Tip: If you're concerned about financial aid, consider saving in a parent-owned 529 plan rather than a student-owned account or UGMA/UTMA account.
Can I use a 529 plan to pay for room and board?
Yes, 529 plan funds can be used to pay for room and board, but there are some important considerations:
- On-campus housing: Room and board charges from the college are qualified expenses.
- Off-campus housing: Rent is a qualified expense, but only up to the college's published cost of attendance for room and board. You'll need to keep receipts and documentation.
- Meal plans: College meal plans are qualified expenses.
- Groceries: If living off-campus, groceries can be considered a qualified expense, but again only up to the college's published cost of attendance for room and board.
For off-campus housing, the IRS allows you to use the college's published "cost of attendance" figure for room and board as the maximum amount that can be withdrawn tax-free. This figure is typically available on the college's financial aid website.
What investment options are available in 529 plans?
529 plans typically offer a range of investment options, which vary by state and plan provider. Common options include:
- Age-based portfolios: These automatically adjust the asset allocation to become more conservative as the beneficiary approaches college age.

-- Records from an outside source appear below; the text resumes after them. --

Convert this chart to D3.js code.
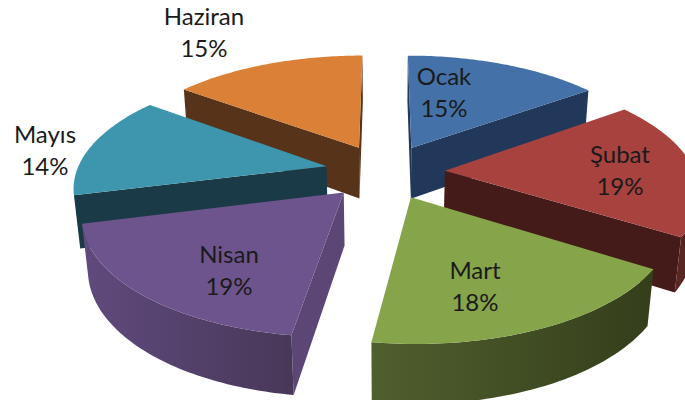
<!DOCTYPE html>
<html lang="tr">
<head>
<meta charset="utf-8">
<style>
html,body{margin:0;padding:0;background:#fff;overflow:hidden}
svg{display:block}
text{font-family:Lato,"Noto Sans",sans-serif;fill:#1a1a1a;font-size:24px;text-anchor:middle}
</style>
<script src="https://cdn.jsdelivr.net/npm/d3@7/dist/d3.min.js"></script>
</head>
<body>
<svg id="c" width="685" height="400"></svg>
<script>
// Data (labels show the rounded percentage)
const months = ["Ocak","Şubat","Mart","Nisan","Mayıs","Haziran"];
const shares = [15,19,18.3,18.7,14.2,14.8];

// Styles
const topColors  = ["#4472A8","#A8423F","#86A44A","#6E548D","#3D96AE","#DA8137"];
const wallColors = ["#22385A","#441B18","#36401D","#5B4675","#1B3A47","#57331A"];
const rimLight   = ["#2B4668","#5A2624","#505F2E","#604A7E","#24505E","#6E4120"];
const rimDark    = ["#22385A","#441B18","#343E1B","#483858","#1B3A47","#57331A"];

// Layout: label centres (name row), camera and explosion
const labelCentres = [[444,77],[620,155],[475,271],[229,255],[45,135],[204,17]];
const CX=385, CY=171.5, RX=250, RY=114, DEPTH=53, TILT=0.16, SQUEEZE=0.02, EXPLODE=0.24;

function project(x,y,z){
  const w = 1 - TILT*y + SQUEEZE*z;
  return [CX + RX*x/w, CY + (RY*y + DEPTH*z)/w];
}
const pie = d3.pie().sort(null).startAngle(0).endAngle(2*Math.PI);
const arcs = pie(shares);
const line = d3.line();
const svg = d3.select("#c");
const defs = svg.append("defs");

const polar = (a,r,mid)=>[r*Math.sin(a)+EXPLODE*Math.sin(mid), -r*Math.cos(a)-EXPLODE*Math.cos(mid)];
const area = q => d3.polygonArea(q);

const slices = arcs.map((d,i)=>{
  const mid=(d.startAngle+d.endAngle)/2;
  const n=60;
  const angs=d3.range(n+1).map(k=>d.startAngle+(d.endAngle-d.startAngle)*k/n);
  const apexP=polar(0,0,mid);
  const disc=angs.map(a=>polar(a,1,mid));
  const top=disc.map(p=>project(p[0],p[1],0));
  const bot=disc.map(p=>project(p[0],p[1],1));
  const apexT=project(apexP[0],apexP[1],0), apexB=project(apexP[0],apexP[1],1);
  return {i,mid,top,bot,apexT,apexB,depthKey:apexT[1]};
}).sort((a,b)=>a.depthKey-b.depthKey);

slices.forEach(s=>{
  const g=svg.append("g").attr("class","slice");
  const {i,top,bot,apexT,apexB}=s;
  const n=top.length-1;
  const startWall=[apexT,top[0],bot[0],apexB];
  const endWall=[top[n],apexT,apexB,bot[n]];
  [startWall,endWall].filter(q=>area(q)>0)
    .forEach(q=>g.append("path").attr("d",line(q)+"Z").attr("fill",wallColors[i]));
  const vis=d3.range(n).filter(k=>area([top[k],top[k+1],bot[k+1],bot[k]])>0);
  if(vis.length){
    const a=vis[0], b=vis[vis.length-1]+1;
    const upper=top.slice(a,b+1), lower=bot.slice(a,b+1).reverse();
    const xs=upper.map(p=>p[0]);
    const id="rim"+i;
    const gr=defs.append("linearGradient").attr("id",id).attr("gradientUnits","userSpaceOnUse")
      .attr("x1",d3.min(xs)).attr("x2",d3.max(xs)).attr("y1",0).attr("y2",0);
    gr.append("stop").attr("offset",0).attr("stop-color",rimLight[i]);
    gr.append("stop").attr("offset",1).attr("stop-color",rimDark[i]);
    g.append("path").attr("d",line(upper.concat(lower))+"Z").attr("fill",`url(#${id})`);
  }
  g.append("path").attr("d",line([apexT].concat(top))+"Z").attr("fill",topColors[i]);
});

// Labels
months.forEach((m,i)=>{
  const [x,y]=labelCentres[i];
  const t=svg.append("text").attr("x",x).attr("y",y);
  t.append("tspan").attr("x",x).attr("dy","0.35em").text(m);
  t.append("tspan").attr("x",x).attr("dy","32").text(Math.round(shares[i])+"%");
});
</script>
</body>
</html>
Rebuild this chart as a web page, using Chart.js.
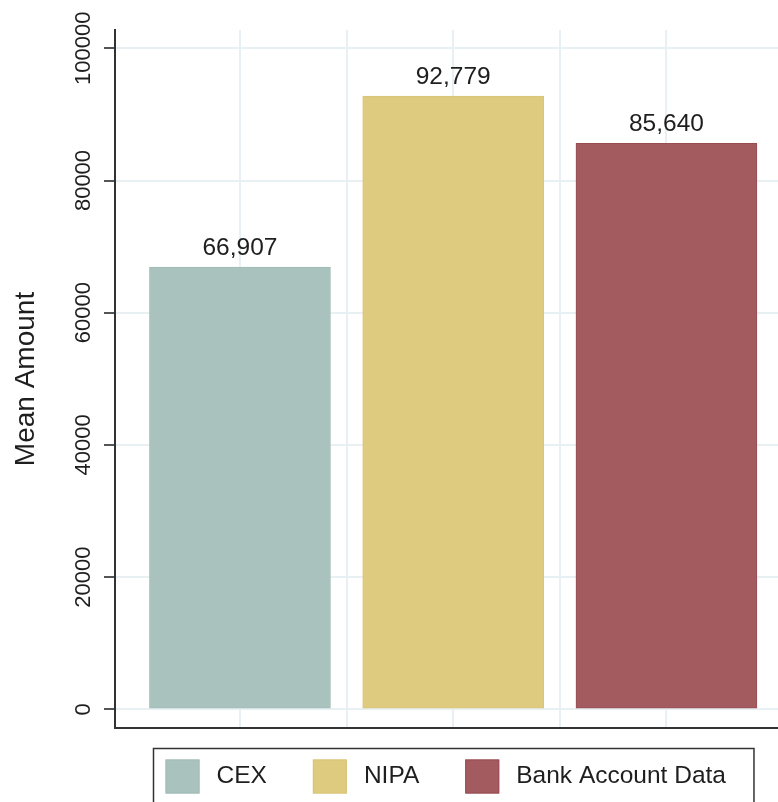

They're the most popular option and are often the default choice.
- Static portfolios: These maintain a fixed asset allocation. Examples include 100% equity, 80% equity/20% fixed income, 60% equity/40% fixed income, etc.
- Individual fund options: Some plans allow you to build your own portfolio from a selection of individual mutual funds or exchange-traded funds (ETFs).
- FDIC-insured options: Some plans offer FDIC-insured savings accounts or CDs as investment options.
Most 529 plans allow you to change your investment options twice per calendar year. Age-based portfolios typically rebalance automatically as the beneficiary ages.
Tip: If you're not comfortable selecting investments, an age-based portfolio is usually a good choice as it automatically adjusts the risk level as your child gets closer to college age.